TATAR, GEMLİK FAYININ KRİTİK OLDUĞUNU SÖYLEDİ
Marmara’da birçok aktif fayın olduğunu söyleyen Tatar, en aktif diri fayı barındıran ülkenin Türkiye olduğunu vurguladı. Fayların 5 üzerinde deprem üretme potansiyelini barındırdığının altını çizen Tatar, “Binaların yüzde 80’i kaçak. Hangi birinden başlayacaksınız? Konut sahibi olmayı yatırım aracı olarak görmekten çıkarmamız gerekiyor. Bursa, Yalova benim en çok kaygılandığım yerlerden birisi. Marmara’nın güneyi de, içi kadar aktif fayları barındırıyor” dedi. Bütünleşik Afet Yönetim Sisteminin önemine vurgu yapan Tatar, 485 tane fay olduğunu ve her birinin deprem parametrelerinin belirlenmesinin önemli olduğunu belirtti. Önceliklendirilmiş 132 fayın deprem üretme potansiyelini gerçekleştirecekleri proje sonucunda ortaya çıkaracaklarını ifade etti.
Gemlik fayının kritik faylardan biri olduğunun altını çizen Bozbey, ‘Depreme Dirençli Şehirler için Türkiye Modeli’ kapsamında Türkiye bina deprem yönetmeliği ve uygulama esaslarına dair tebliğ hazırlandığını söyledi.

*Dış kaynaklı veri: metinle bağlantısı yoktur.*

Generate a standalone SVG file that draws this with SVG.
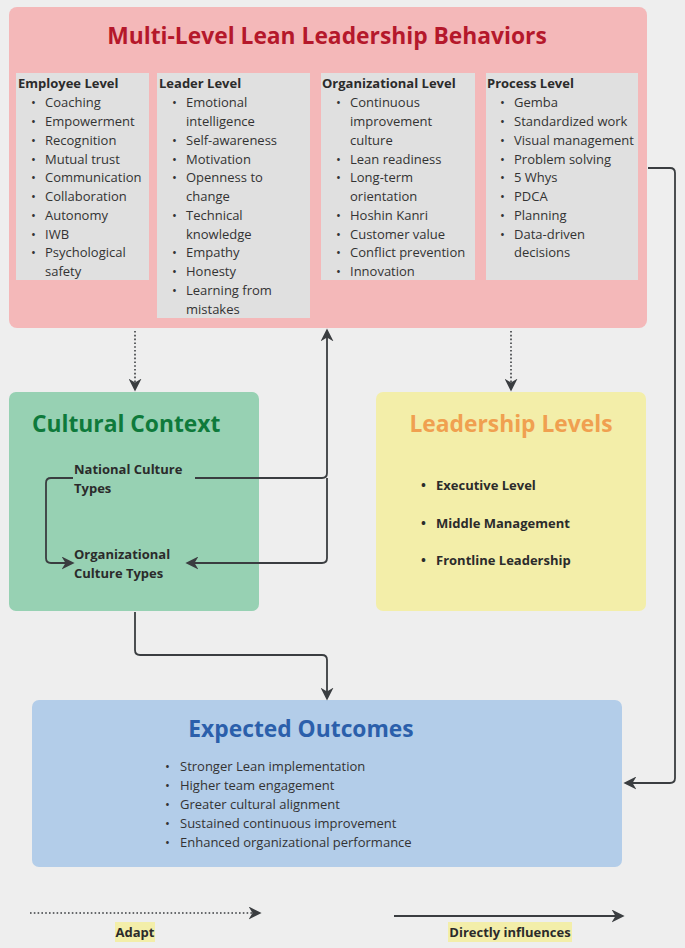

AFAD Marmara Afet Risklerini Azaltma Dairesi Başkanı Gökhan Yılmaz, Genel Müdür Tatar’ın konuşmasının ardından gerçekleştirdikleri faaliyetlerin anlatıldığı bir sunum gerçekleştirdi. Marmara Bölgesi’nde neler yaptıklarını anlatan Tatar, STK’ların risk azaltma faaliyetlerinde yer almasını sağlayacak çalışmalar yürüttüklerini, tsunami risk azaltma çalışmalarının izlenmesi ve takibi, tsunami riskinin Afet Müdahale Planlarının senaryolarına dahil edilmesi için müdahale planları hazırladıklarını anlattı.